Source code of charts
┌────────
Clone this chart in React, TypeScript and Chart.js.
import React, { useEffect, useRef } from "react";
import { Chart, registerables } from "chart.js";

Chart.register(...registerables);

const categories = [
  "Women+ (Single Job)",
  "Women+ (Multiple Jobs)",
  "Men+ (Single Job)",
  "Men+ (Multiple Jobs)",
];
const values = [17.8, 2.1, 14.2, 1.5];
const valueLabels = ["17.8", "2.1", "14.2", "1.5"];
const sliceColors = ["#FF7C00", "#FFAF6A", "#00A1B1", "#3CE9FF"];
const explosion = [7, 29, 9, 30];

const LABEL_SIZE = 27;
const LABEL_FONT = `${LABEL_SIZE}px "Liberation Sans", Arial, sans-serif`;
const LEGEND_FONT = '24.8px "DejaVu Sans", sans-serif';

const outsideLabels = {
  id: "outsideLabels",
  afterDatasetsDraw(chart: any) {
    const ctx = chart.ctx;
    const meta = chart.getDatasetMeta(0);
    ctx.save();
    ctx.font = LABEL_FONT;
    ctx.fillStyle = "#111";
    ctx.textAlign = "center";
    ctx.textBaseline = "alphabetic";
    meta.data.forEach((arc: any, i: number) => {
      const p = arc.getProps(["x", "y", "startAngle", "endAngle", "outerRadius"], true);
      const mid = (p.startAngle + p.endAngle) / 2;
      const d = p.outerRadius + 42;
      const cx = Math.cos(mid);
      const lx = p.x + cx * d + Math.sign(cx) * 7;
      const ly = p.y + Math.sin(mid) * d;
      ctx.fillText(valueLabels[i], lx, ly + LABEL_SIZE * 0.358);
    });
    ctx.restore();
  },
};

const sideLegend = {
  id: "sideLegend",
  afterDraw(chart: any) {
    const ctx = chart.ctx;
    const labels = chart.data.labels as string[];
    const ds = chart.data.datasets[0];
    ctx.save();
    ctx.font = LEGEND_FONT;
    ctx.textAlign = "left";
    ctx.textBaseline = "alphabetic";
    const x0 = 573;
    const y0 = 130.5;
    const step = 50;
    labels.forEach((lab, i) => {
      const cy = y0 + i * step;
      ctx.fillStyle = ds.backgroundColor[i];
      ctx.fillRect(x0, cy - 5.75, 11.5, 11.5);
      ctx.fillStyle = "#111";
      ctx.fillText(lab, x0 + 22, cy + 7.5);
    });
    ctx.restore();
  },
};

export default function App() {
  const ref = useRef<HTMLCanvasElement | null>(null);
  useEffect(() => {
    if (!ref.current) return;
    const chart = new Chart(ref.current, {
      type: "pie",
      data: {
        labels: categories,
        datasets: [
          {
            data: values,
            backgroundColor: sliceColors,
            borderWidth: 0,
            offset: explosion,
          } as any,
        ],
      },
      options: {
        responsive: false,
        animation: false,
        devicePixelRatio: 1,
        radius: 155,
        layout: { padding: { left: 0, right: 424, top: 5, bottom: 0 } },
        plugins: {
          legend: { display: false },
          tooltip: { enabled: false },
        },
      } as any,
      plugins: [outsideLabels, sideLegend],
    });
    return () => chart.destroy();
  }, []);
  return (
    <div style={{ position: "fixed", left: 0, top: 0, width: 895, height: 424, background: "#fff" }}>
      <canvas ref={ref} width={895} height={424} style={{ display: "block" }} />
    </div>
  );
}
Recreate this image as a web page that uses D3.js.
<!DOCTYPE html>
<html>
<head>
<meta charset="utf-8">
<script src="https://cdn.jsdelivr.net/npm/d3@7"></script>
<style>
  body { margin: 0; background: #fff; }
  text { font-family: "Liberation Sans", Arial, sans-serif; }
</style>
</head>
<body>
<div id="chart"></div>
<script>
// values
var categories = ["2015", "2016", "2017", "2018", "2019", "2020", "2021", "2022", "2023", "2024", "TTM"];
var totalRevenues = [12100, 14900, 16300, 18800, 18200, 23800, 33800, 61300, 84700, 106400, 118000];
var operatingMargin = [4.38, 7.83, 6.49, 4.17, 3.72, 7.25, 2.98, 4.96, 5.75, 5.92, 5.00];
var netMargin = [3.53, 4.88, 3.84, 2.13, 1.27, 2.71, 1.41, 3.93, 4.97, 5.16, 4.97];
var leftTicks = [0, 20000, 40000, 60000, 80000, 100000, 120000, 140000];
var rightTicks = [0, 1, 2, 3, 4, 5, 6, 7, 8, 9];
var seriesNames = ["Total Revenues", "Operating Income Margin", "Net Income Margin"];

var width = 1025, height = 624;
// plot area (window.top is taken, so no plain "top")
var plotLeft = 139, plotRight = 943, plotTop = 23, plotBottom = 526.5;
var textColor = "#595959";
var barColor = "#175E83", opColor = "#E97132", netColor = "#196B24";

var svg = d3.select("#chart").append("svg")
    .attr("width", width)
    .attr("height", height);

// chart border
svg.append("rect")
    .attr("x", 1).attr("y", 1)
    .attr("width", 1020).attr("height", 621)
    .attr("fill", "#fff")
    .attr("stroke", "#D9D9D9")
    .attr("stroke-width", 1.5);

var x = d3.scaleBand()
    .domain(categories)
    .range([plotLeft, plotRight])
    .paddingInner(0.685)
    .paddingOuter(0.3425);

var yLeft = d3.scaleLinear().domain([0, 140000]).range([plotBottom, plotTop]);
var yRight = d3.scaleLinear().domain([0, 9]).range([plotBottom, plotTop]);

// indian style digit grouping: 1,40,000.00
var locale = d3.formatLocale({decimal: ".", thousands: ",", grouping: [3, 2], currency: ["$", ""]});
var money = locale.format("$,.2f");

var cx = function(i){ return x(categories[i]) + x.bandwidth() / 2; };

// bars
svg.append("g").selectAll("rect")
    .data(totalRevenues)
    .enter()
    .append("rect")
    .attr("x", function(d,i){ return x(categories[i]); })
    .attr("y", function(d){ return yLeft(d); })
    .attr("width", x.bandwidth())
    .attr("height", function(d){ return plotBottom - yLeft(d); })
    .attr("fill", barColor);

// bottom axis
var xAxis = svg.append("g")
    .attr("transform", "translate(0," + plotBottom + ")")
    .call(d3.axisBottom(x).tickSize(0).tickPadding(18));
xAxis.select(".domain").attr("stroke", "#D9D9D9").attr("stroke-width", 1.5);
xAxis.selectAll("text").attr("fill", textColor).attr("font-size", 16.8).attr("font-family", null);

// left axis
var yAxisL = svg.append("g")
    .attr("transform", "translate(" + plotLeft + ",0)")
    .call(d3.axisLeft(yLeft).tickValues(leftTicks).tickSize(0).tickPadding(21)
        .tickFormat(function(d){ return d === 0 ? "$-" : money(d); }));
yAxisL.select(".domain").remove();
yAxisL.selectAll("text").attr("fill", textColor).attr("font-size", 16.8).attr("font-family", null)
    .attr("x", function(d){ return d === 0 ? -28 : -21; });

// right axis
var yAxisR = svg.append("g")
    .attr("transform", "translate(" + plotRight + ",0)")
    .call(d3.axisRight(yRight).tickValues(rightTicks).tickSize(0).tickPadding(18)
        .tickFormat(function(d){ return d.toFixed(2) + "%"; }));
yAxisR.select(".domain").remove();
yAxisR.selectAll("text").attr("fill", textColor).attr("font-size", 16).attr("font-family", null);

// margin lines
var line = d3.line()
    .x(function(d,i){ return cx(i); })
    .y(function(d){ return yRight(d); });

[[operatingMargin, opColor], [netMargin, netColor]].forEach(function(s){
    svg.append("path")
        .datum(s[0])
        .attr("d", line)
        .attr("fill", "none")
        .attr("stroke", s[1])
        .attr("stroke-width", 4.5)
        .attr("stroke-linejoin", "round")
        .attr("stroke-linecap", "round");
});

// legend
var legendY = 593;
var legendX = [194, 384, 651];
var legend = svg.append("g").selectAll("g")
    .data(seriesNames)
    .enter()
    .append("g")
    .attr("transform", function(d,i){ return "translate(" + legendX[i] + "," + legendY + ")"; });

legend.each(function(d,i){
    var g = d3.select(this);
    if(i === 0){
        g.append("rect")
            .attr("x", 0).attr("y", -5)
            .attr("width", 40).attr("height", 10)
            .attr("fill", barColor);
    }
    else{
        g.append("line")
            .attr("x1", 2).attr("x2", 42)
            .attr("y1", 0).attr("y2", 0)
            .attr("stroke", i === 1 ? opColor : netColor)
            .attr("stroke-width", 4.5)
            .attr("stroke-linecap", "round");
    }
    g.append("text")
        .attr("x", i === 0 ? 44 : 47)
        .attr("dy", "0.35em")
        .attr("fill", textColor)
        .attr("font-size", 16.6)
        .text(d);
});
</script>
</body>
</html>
└────────
┌────────
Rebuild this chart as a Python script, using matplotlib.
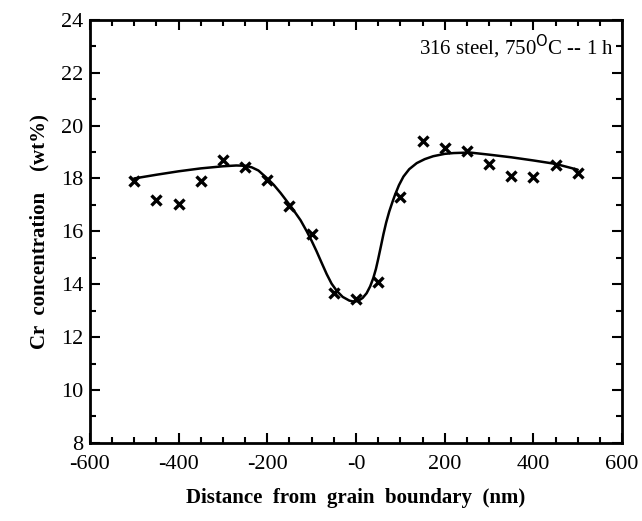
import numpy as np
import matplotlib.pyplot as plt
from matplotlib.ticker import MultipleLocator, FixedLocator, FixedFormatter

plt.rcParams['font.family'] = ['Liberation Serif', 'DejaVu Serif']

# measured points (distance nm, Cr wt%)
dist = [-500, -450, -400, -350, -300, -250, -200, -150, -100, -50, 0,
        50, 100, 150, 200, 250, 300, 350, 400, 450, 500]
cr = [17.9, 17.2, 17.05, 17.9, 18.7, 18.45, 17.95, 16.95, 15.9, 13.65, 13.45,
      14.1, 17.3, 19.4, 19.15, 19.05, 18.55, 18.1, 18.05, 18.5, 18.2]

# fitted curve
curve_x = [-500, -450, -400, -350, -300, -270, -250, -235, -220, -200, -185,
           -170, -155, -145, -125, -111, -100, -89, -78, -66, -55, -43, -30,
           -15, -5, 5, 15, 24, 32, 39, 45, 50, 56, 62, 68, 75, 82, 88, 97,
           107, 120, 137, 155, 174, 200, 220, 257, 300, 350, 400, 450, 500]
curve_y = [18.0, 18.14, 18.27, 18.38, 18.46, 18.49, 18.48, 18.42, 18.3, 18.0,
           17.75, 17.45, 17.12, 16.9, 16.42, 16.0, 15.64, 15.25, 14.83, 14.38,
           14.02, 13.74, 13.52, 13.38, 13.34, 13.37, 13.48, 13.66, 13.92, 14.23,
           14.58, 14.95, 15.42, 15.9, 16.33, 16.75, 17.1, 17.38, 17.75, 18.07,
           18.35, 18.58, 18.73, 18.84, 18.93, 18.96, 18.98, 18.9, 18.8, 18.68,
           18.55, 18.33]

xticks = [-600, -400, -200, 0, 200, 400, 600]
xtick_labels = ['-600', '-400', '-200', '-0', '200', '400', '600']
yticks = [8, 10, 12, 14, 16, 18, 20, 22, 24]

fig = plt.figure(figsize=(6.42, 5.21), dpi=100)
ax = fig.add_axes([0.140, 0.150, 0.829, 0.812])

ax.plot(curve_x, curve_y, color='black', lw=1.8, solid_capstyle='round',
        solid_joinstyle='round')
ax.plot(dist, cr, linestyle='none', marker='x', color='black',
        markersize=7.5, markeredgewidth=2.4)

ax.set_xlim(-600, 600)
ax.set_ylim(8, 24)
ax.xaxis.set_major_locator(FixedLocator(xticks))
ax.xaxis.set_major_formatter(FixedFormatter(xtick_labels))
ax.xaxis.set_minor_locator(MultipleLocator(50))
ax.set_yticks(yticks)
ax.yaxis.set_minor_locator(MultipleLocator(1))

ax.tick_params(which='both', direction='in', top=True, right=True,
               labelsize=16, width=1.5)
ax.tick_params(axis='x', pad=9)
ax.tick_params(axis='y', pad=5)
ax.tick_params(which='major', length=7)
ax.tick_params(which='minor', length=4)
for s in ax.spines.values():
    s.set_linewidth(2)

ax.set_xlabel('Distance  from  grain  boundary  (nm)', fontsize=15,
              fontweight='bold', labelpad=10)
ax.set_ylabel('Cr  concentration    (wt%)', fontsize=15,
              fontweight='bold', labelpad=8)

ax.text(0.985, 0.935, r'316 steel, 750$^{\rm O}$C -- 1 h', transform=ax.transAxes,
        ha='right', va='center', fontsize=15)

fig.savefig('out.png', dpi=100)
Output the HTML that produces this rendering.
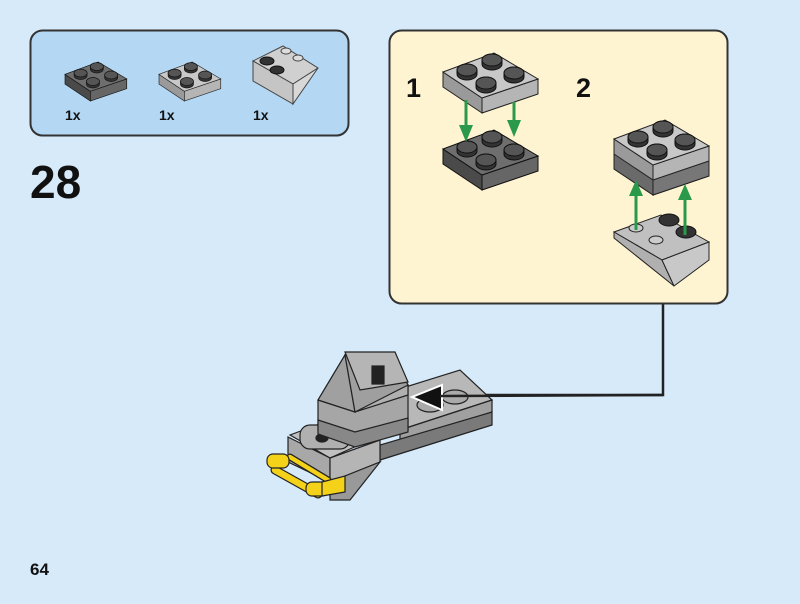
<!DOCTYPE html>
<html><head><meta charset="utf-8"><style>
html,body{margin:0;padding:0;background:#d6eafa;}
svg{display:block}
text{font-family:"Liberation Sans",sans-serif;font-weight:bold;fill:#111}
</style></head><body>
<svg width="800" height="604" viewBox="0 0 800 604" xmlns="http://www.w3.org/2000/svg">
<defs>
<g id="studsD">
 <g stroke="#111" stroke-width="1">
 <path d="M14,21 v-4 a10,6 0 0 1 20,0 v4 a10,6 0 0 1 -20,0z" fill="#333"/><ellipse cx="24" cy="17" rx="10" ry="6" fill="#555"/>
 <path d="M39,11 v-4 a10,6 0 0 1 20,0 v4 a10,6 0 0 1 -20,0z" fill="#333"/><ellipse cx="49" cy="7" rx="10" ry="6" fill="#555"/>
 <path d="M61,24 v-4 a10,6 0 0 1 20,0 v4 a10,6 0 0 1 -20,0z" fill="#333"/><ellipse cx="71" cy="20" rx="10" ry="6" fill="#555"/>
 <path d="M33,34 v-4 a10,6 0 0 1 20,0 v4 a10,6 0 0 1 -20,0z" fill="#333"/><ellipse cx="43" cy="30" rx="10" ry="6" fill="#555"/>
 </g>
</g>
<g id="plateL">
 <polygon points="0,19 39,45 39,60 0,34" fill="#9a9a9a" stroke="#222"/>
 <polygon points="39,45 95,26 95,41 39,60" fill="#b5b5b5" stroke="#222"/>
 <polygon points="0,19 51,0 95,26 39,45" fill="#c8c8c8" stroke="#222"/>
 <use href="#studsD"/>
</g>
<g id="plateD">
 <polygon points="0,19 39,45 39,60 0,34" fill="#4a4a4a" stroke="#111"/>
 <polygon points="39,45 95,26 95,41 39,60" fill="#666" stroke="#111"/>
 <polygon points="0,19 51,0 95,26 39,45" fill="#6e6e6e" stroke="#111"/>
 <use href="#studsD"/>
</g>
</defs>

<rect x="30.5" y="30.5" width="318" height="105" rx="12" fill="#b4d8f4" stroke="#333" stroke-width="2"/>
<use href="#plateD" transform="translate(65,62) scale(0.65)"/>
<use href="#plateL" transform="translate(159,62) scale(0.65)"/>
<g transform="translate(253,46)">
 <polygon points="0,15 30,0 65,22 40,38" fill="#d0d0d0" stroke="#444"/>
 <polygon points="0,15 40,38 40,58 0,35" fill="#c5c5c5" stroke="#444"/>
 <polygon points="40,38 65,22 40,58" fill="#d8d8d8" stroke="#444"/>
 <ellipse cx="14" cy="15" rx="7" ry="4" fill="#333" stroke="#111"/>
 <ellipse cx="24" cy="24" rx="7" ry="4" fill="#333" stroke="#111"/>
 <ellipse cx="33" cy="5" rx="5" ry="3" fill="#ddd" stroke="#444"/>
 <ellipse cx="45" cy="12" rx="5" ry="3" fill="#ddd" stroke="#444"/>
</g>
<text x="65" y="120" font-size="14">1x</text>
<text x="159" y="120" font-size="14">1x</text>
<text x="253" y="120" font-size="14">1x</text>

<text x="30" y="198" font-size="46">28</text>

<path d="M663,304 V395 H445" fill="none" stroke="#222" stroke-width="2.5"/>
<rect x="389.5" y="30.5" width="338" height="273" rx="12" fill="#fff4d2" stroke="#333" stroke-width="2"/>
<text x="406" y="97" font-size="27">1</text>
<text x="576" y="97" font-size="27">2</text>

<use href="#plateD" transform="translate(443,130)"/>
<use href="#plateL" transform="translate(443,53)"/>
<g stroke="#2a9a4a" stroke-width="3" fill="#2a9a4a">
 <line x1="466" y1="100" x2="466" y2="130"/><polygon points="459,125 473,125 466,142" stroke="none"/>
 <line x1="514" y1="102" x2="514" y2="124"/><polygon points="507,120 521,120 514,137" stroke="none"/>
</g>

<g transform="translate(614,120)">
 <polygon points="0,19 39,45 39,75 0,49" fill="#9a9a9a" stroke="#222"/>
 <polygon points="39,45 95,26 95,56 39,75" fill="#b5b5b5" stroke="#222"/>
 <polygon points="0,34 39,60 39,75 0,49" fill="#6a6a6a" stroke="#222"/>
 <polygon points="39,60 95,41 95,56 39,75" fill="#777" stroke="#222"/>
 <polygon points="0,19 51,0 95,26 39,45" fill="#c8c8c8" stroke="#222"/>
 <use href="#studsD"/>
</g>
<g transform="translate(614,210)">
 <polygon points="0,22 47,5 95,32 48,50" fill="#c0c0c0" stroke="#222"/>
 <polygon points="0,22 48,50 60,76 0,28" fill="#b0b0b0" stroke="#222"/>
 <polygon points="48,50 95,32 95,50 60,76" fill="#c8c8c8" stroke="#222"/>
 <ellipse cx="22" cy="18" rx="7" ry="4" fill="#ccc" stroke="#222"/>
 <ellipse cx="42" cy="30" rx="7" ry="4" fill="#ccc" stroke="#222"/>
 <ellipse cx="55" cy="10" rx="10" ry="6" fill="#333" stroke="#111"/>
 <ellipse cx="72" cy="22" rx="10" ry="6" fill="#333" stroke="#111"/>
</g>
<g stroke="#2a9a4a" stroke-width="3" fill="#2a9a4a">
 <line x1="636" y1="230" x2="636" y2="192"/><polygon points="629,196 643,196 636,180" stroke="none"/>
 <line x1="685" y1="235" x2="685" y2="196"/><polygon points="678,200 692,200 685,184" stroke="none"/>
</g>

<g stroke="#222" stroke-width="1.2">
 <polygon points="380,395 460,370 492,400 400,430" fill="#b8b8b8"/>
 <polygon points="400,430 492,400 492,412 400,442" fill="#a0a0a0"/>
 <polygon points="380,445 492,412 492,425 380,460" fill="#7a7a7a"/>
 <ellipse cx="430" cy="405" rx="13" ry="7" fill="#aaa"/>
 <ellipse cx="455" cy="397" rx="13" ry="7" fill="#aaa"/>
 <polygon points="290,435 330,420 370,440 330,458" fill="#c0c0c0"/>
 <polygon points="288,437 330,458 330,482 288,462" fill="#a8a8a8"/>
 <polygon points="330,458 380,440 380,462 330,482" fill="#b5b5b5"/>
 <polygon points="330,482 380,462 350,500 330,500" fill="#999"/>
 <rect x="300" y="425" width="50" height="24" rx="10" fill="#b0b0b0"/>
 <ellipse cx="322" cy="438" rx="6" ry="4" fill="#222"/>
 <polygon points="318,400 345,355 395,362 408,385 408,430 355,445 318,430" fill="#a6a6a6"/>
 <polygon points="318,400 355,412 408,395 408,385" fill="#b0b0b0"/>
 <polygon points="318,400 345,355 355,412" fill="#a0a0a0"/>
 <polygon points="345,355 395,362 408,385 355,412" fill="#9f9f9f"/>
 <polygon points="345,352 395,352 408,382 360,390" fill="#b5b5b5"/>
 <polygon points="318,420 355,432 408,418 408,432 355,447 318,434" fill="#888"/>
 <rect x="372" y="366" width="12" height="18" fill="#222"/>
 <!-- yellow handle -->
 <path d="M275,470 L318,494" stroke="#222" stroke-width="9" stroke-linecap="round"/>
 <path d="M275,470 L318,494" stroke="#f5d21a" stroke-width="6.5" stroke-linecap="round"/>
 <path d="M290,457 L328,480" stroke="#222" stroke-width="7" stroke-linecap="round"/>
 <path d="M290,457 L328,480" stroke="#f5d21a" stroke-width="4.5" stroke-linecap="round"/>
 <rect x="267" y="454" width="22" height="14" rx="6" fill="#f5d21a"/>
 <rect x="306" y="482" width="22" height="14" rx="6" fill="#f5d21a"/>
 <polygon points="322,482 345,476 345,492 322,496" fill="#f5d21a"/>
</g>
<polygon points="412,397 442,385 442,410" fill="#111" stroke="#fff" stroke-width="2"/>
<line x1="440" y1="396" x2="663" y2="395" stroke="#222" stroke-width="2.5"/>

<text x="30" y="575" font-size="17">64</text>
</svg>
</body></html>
└────────
■ Work required ■
Leave the pictures out and copy exactly the lines from the one with "Rebuild this chart" to the one with "14.1, 17.3, 19.4, 19.15, 19.05, 18.55, 18.1, 18.05, 18.5, 18.2]", both included.

■ Solved problem ■
Rebuild this chart as a Python script, using matplotlib.
import numpy as np
import matplotlib.pyplot as plt
from matplotlib.ticker import MultipleLocator, FixedLocator, FixedFormatter

plt.rcParams['font.family'] = ['Liberation Serif', 'DejaVu Serif']

# measured points (distance nm, Cr wt%)
dist = [-500, -450, -400, -350, -300, -250, -200, -150, -100, -50, 0,
        50, 100, 150, 200, 250, 300, 350, 400, 450, 500]
cr = [17.9, 17.2, 17.05, 17.9, 18.7, 18.45, 17.95, 16.95, 15.9, 13.65, 13.45,
      14.1, 17.3, 19.4, 19.15, 19.05, 18.55, 18.1, 18.05, 18.5, 18.2]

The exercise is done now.